Refugee's ordeal to be a Kiwi
22/12/2009
Hungry, scared and battered, 15-year-old Abdul Zullal clasped his hands and prayed to God for deliverance.
Cramped inside a small, old wooden boat, he and 437 other asylum seekers from Afghanistan had been drifting at sea for more than three days after a storm battered their rundown vessel.
"We were drifting aimlessly, we ran out of food and water. That was when I started to pray. I was praying to God to rescue me," says the devout Muslim.
Around this time the Norwegian cargo ship Tampa picked up the boat's distress calls and came to the rescue, plucking the refugees out of the 35-metre Indonesian fishing boat Palapa.
But that was just the beginning of the ordeal for Mr Zullal and his fellow refugees caught in the tumult that followed the September 11 terrorist attacks in the United States.
"We were hoping to be taken to Christmas Island but the Australian government refused us entry.
"This was just after September 11 and there was concern from the Australian government that there were terrorists in our midst and we were not really refugees," he says.

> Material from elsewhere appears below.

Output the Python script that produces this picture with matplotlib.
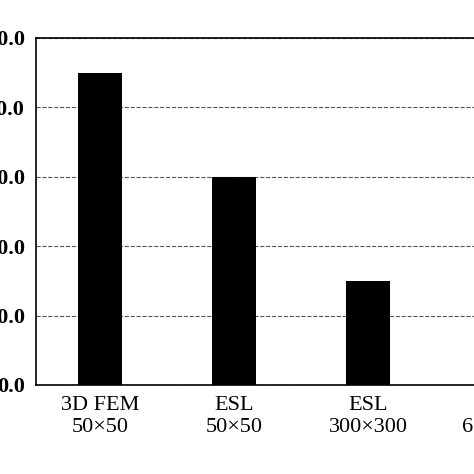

He got the fright of his life when one day Australian commandos stormed the Tampa.
"They were pointing guns at us. I asked myself why they were doing this, we're not terrorists, most of us were from poor communities trying to escape persecution by the Taliban," he says.
They were herded to an Australian navy ship and kept under guard.
"We couldn't see the outside, we didn't know where we were going. They gave us little food and it was too spicy to eat. There was not enough water. There was diarrhoea all around and it was awful," he says.
After more than a month in such squalid conditions, Mr Zullal and 130 Afghanis were taken in by New Zealand as refugees.
His uncle had arranged for people smugglers to take him out of Afghanistan to escape the Taliban regime.
"My father was jailed by the Taliban on suspicion that he was concealing a gun in our home and my mother was afraid the Taliban would send me to the war front so she asked my uncle to get me out of Afghanistan."
After a long trip from Ghazni - his home province 150km southeast of Kabul - he made it to Pakistan with a group of fellow Hazara Afghanis.
Then they took a boat to Indonesia before sailing off to Australia.
Mr Zullal spent his first weeks in Auckland at the refugee holding centre in Mangere and went to Selwyn College where he learned to speak fluent English.
It has been a long and arduous journey for the now 23-year-old Afghani-Kiwi who has since been reunited with his dad Malik, who now works as a cabinetmaker in Albany, and mum Adila.
He is completing a degree in public health at the University of Auckland and is doing first year law.
He now also shares a home with his wife Latifa on the North Shore's Bayview and a new blessing came on August 17 when she gave birth to a healthy baby girl they named Zenat.
"Looking back at the sacrifices we made to be able to make it here, I am grateful to God for answering all my prayers, Mr Zullal says.
"He did not just rescue me from those turbulent days at sea, He led us to a new life in New Zealand and gave true meaning to the saying where there is life there is hope."